### Data segment:
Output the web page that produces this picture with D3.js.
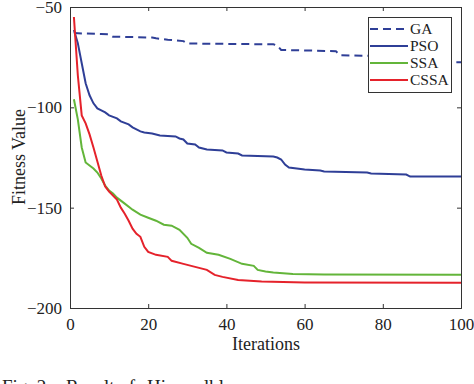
<!DOCTYPE html>
<html>
<head>
<meta charset="utf-8">
<script src="https://cdn.jsdelivr.net/npm/d3@7"></script>
<style>
  body { margin: 0; background: #fff; }
  svg { display: block; font-family: "Liberation Serif", "Times New Roman", serif; }
</style>
</head>
<body>
<div id="chart"></div>
<script>
// values: [iteration, fitness]
var gaData = [[1,-63],[8,-63.5],[10,-63.6],[11,-64.8],[21,-65.2],[22,-65.6],[25,-66.3],[29,-67],[30,-68.2],[52,-68.6],[53,-69.2],[54,-71.4],[68,-72],[69,-74],[80,-74.5],[82,-77.5],[100,-77.5]];
var psoData = [[1,-61.5],[2,-68],[3,-78],[4,-88],[5,-94],[6,-98],[7,-100.5],[8,-101.5],[9,-102.5],[10,-104],[12,-105.5],[13,-107],[15,-108.5],[16,-110],[18,-112],[19,-112.5],[21,-113],[23,-114],[27,-114.5],[28,-115.5],[29,-116],[30,-118],[32,-118.5],[33,-120],[35,-121],[39,-121.5],[40,-122.5],[43,-123],[44,-124],[52,-124.5],[53,-125],[54,-126],[55,-128.5],[56,-130],[58,-130.5],[60,-131],[64,-131.5],[65,-132],[76,-132.5],[77,-133],[86,-133.5],[87,-134.5],[100,-134.5]];
var ssaData = [[1,-96],[2,-106],[3,-120],[4,-127.5],[5,-129],[6,-130.5],[7,-132.5],[8,-135.5],[9,-139],[10,-141.5],[11,-143],[12,-145],[14,-148],[16,-151],[18,-153.5],[20,-155],[22,-156.5],[24,-158.5],[26,-159],[28,-161],[30,-165],[31,-168],[33,-170],[35,-172.5],[38,-173.5],[41,-175.5],[44,-178],[47,-179],[48,-181],[50,-181.8],[52,-182.3],[57,-183],[65,-183.3],[100,-183.4]];
var cssaData = [[1,-55],[2,-84],[3,-104],[4,-108],[5,-113.5],[6,-120],[7,-127],[8,-134],[9,-139.5],[10,-142],[12,-146],[13,-150],[14,-153],[15,-156.5],[16,-160.5],[17,-163],[18,-164.5],[19,-169.5],[20,-172],[22,-173.5],[25,-174.5],[26,-176.5],[29,-178],[32,-179.5],[35,-181],[37,-183.5],[39,-184.5],[43,-186],[49,-186.8],[60,-187.3],[100,-187.4]];

var seriesNames = ["GA", "PSO", "SSA", "CSSA"];
var xTicks = [0, 20, 40, 60, 80, 100];
var yTicks = [-200, -150, -100, -50];

var width = 474, height = 384;
// plot box (note: "top" is a reserved global in browsers)
var plotL = 70, plotR = 461, plotT = 7, plotB = 308;

var svg = d3.select("#chart").append("svg")
    .attr("width", width)
    .attr("height", height);

var x = d3.scaleLinear().domain([0, 100]).range([plotL, plotR]);
var y = d3.scaleLinear().domain([-200, -50]).range([plotB, plotT]);

var axisColor = "#333";
var serif = "Liberation Serif";

// lines first, box on top
var line = d3.line()
    .x(d => x(d[0]))
    .y(d => y(d[1]));

var series = [
  {name: "GA", data: gaData, color: "#2f3f97", dash: "8,5"},
  {name: "PSO", data: psoData, color: "#2f3f97", dash: null},
  {name: "SSA", data: ssaData, color: "#63b53a", dash: null},
  {name: "CSSA", data: cssaData, color: "#e5222b", dash: null}
];

series.forEach(s => {
  svg.append("path")
    .datum(s.data)
    .attr("d", line)
    .attr("fill", "none")
    .attr("stroke", s.color)
    .attr("stroke-width", 2)
    .attr("stroke-dasharray", s.dash);
});

// axes, matlab style ticks pointing inward
var tickLen = 4;
function styleText(g) {
  g.attr("font-family", serif).attr("font-size", 17);
  g.selectAll("text").attr("fill", "#222");
}
svg.append("g")
  .attr("transform", `translate(0,${plotB})`)
  .call(d3.axisBottom(x).tickValues(xTicks).tickSize(-tickLen).tickPadding(10))
  .call(styleText);
svg.append("g")
  .attr("transform", `translate(0,${plotT})`)
  .call(d3.axisTop(x).tickValues(xTicks).tickSize(-tickLen).tickFormat(""));
svg.append("g")
  .attr("transform", `translate(${plotL},0)`)
  .call(d3.axisLeft(y).tickValues(yTicks).tickSize(-tickLen).tickPadding(8))
  .call(styleText);
svg.append("g")
  .attr("transform", `translate(${plotR},0)`)
  .call(d3.axisRight(y).tickValues(yTicks).tickSize(-tickLen).tickFormat(""));

svg.selectAll(".domain").attr("stroke", axisColor);
svg.selectAll(".tick line").attr("stroke", axisColor);

// axis labels
svg.append("text")
  .attr("x", 266).attr("y", 350)
  .attr("text-anchor", "middle")
  .attr("font-size", 18)
  .attr("fill", "#222")
  .text("Iterations");

svg.append("text")
  .attr("transform", "translate(25,157) rotate(-90)")
  .attr("text-anchor", "middle")
  .attr("font-size", 18)
  .attr("fill", "#222")
  .text("Fitness Value");

// caption, mostly cut off at bottom
var cap = svg.append("g").attr("font-size", 19).attr("fill", "#222");
cap.append("text").attr("x", 2).attr("y", 393).text("Fig. 2");
cap.append("text").attr("x", 66).attr("y", 393).text("Result of");
cap.append("text").attr("x", 147).attr("y", 393).text("Himmelblaus");

// legend
var lg = svg.append("g");
lg.append("rect")
  .attr("x", 368.5).attr("y", 17.5)
  .attr("width", 83).attr("height", 75)
  .attr("fill", "#fff")
  .attr("stroke", axisColor);

series.forEach((s, i) => {
  var ly = 29 + i * 17;
  lg.append("line")
    .attr("x1", 370).attr("x2", 408)
    .attr("y1", ly).attr("y2", ly)
    .attr("stroke", s.color)
    .attr("stroke-width", 2)
    .attr("stroke-dasharray", s.dash);
  lg.append("text")
    .attr("x", 410).attr("y", ly + 5)
    .attr("font-size", 15.5)
    .attr("fill", "#222")
    .text(seriesNames[i]);
});
</script>
</body>
</html>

### Problem requirements:
Write the listing out a second time exactly, dropping all images.

### Final answer:
Output the web page that produces this picture with D3.js.
<!DOCTYPE html>
<html>
<head>
<meta charset="utf-8">
<script src="https://cdn.jsdelivr.net/npm/d3@7"></script>
<style>
  body { margin: 0; background: #fff; }
  svg { display: block; font-family: "Liberation Serif", "Times New Roman", serif; }
</style>
</head>
<body>
<div id="chart"></div>
<script>
// values: [iteration, fitness]
var gaData = [[1,-63],[8,-63.5],[10,-63.6],[11,-64.8],[21,-65.2],[22,-65.6],[25,-66.3],[29,-67],[30,-68.2],[52,-68.6],[53,-69.2],[54,-71.4],[68,-72],[69,-74],[80,-74.5],[82,-77.5],[100,-77.5]];
var psoData = [[1,-61.5],[2,-68],[3,-78],[4,-88],[5,-94],[6,-98],[7,-100.5],[8,-101.5],[9,-102.5],[10,-104],[12,-105.5],[13,-107],[15,-108.5],[16,-110],[18,-112],[19,-112.5],[21,-113],[23,-114],[27,-114.5],[28,-115.5],[29,-116],[30,-118],[32,-118.5],[33,-120],[35,-121],[39,-121.5],[40,-122.5],[43,-123],[44,-124],[52,-124.5],[53,-125],[54,-126],[55,-128.5],[56,-130],[58,-130.5],[60,-131],[64,-131.5],[65,-132],[76,-132.5],[77,-133],[86,-133.5],[87,-134.5],[100,-134.5]];
var ssaData = [[1,-96],[2,-106],[3,-120],[4,-127.5],[5,-129],[6,-130.5],[7,-132.5],[8,-135.5],[9,-139],[10,-141.5],[11,-143],[12,-145],[14,-148],[16,-151],[18,-153.5],[20,-155],[22,-156.5],[24,-158.5],[26,-159],[28,-161],[30,-165],[31,-168],[33,-170],[35,-172.5],[38,-173.5],[41,-175.5],[44,-178],[47,-179],[48,-181],[50,-181.8],[52,-182.3],[57,-183],[65,-183.3],[100,-183.4]];
var cssaData = [[1,-55],[2,-84],[3,-104],[4,-108],[5,-113.5],[6,-120],[7,-127],[8,-134],[9,-139.5],[10,-142],[12,-146],[13,-150],[14,-153],[15,-156.5],[16,-160.5],[17,-163],[18,-164.5],[19,-169.5],[20,-172],[22,-173.5],[25,-174.5],[26,-176.5],[29,-178],[32,-179.5],[35,-181],[37,-183.5],[39,-184.5],[43,-186],[49,-186.8],[60,-187.3],[100,-187.4]];

var seriesNames = ["GA", "PSO", "SSA", "CSSA"];
var xTicks = [0, 20, 40, 60, 80, 100];
var yTicks = [-200, -150, -100, -50];

var width = 474, height = 384;
// plot box (note: "top" is a reserved global in browsers)
var plotL = 70, plotR = 461, plotT = 7, plotB = 308;

var svg = d3.select("#chart").append("svg")
    .attr("width", width)
    .attr("height", height);

var x = d3.scaleLinear().domain([0, 100]).range([plotL, plotR]);
var y = d3.scaleLinear().domain([-200, -50]).range([plotB, plotT]);

var axisColor = "#333";
var serif = "Liberation Serif";

// lines first, box on top
var line = d3.line()
    .x(d => x(d[0]))
    .y(d => y(d[1]));

var series = [
  {name: "GA", data: gaData, color: "#2f3f97", dash: "8,5"},
  {name: "PSO", data: psoData, color: "#2f3f97", dash: null},
  {name: "SSA", data: ssaData, color: "#63b53a", dash: null},
  {name: "CSSA", data: cssaData, color: "#e5222b", dash: null}
];

series.forEach(s => {
  svg.append("path")
    .datum(s.data)
    .attr("d", line)
    .attr("fill", "none")
    .attr("stroke", s.color)
    .attr("stroke-width", 2)
    .attr("stroke-dasharray", s.dash);
});

// axes, matlab style ticks pointing inward
var tickLen = 4;
function styleText(g) {
  g.attr("font-family", serif).attr("font-size", 17);
  g.selectAll("text").attr("fill", "#222");
}
svg.append("g")
  .attr("transform", `translate(0,${plotB})`)
  .call(d3.axisBottom(x).tickValues(xTicks).tickSize(-tickLen).tickPadding(10))
  .call(styleText);
svg.append("g")
  .attr("transform", `translate(0,${plotT})`)
  .call(d3.axisTop(x).tickValues(xTicks).tickSize(-tickLen).tickFormat(""));
svg.append("g")
  .attr("transform", `translate(${plotL},0)`)
  .call(d3.axisLeft(y).tickValues(yTicks).tickSize(-tickLen).tickPadding(8))
  .call(styleText);
svg.append("g")
  .attr("transform", `translate(${plotR},0)`)
  .call(d3.axisRight(y).tickValues(yTicks).tickSize(-tickLen).tickFormat(""));

svg.selectAll(".domain").attr("stroke", axisColor);
svg.selectAll(".tick line").attr("stroke", axisColor);

// axis labels
svg.append("text")
  .attr("x", 266).attr("y", 350)
  .attr("text-anchor", "middle")
  .attr("font-size", 18)
  .attr("fill", "#222")
  .text("Iterations");

svg.append("text")
  .attr("transform", "translate(25,157) rotate(-90)")
  .attr("text-anchor", "middle")
  .attr("font-size", 18)
  .attr("fill", "#222")
  .text("Fitness Value");

// caption, mostly cut off at bottom
var cap = svg.append("g").attr("font-size", 19).attr("fill", "#222");
cap.append("text").attr("x", 2).attr("y", 393).text("Fig. 2");
cap.append("text").attr("x", 66).attr("y", 393).text("Result of");
cap.append("text").attr("x", 147).attr("y", 393).text("Himmelblaus");

// legend
var lg = svg.append("g");
lg.append("rect")
  .attr("x", 368.5).attr("y", 17.5)
  .attr("width", 83).attr("height", 75)
  .attr("fill", "#fff")
  .attr("stroke", axisColor);

series.forEach((s, i) => {
  var ly = 29 + i * 17;
  lg.append("line")
    .attr("x1", 370).attr("x2", 408)
    .attr("y1", ly).attr("y2", ly)
    .attr("stroke", s.color)
    .attr("stroke-width", 2)
    .attr("stroke-dasharray", s.dash);
  lg.append("text")
    .attr("x", 410).attr("y", ly + 5)
    .attr("font-size", 15.5)
    .attr("fill", "#222")
    .text(seriesNames[i]);
});
</script>
</body>
</html>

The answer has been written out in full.